You can tell a tired API platform when approvals take longer than builds, logs read like riddles, and every environment sync feels like rolling dice. That’s the moment engineers start eyeing the Apigee Google Compute Engine pairing, hoping for something faster, safer, and a bit less mysterious.
Apigee gives you full control of APIs, policy enforcement, and traffic analytics. Google Compute Engine (GCE) provides the muscle behind containerized apps, microservices, or any compute-heavy backend you deploy. When used together, Apigee becomes the traffic cop in front of your GCE workloads. It authenticates upstream requests, shapes traffic, and applies security policies before packets ever touch your VM.
Think of Apigee as your digital customs officer and GCE as the open border. Apigee handles who gets in, logs the activity, and ensures rate limits hold.
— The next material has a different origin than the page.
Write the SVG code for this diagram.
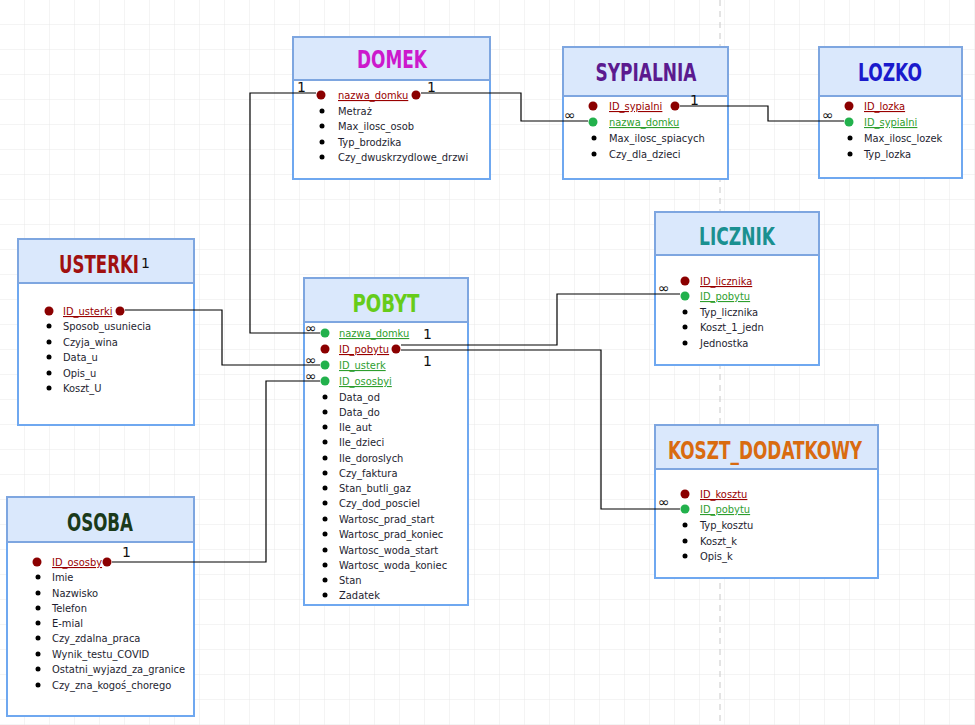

GCE runs only the code that matters, with its instances scaling to match real demand. The combination produces stable APIs that won’t fall apart the moment marketing launches a new campaign.
To make them act like one system, focus on identity flow and permissions. Use a managed service account to let Apigee call GCE through service-to-service authentication. Leverage OAuth 2.0 tokens or OIDC-compliant identity from providers like Okta. Make sure each API proxy enforces role-based access control that mirrors production RBAC on Compute Engine. Your goal is least-privilege trust that renews automatically, with no engineer trading credentials by hand.
Most “it stopped working” moments come from mismatched policies or expired keys. Rotate secrets using Cloud KMS. Keep instance metadata locked behind Identity-Aware Proxy rules. And always log request IDs across Apigee and GCE so errors can be traced end to end, not left floating in two silos.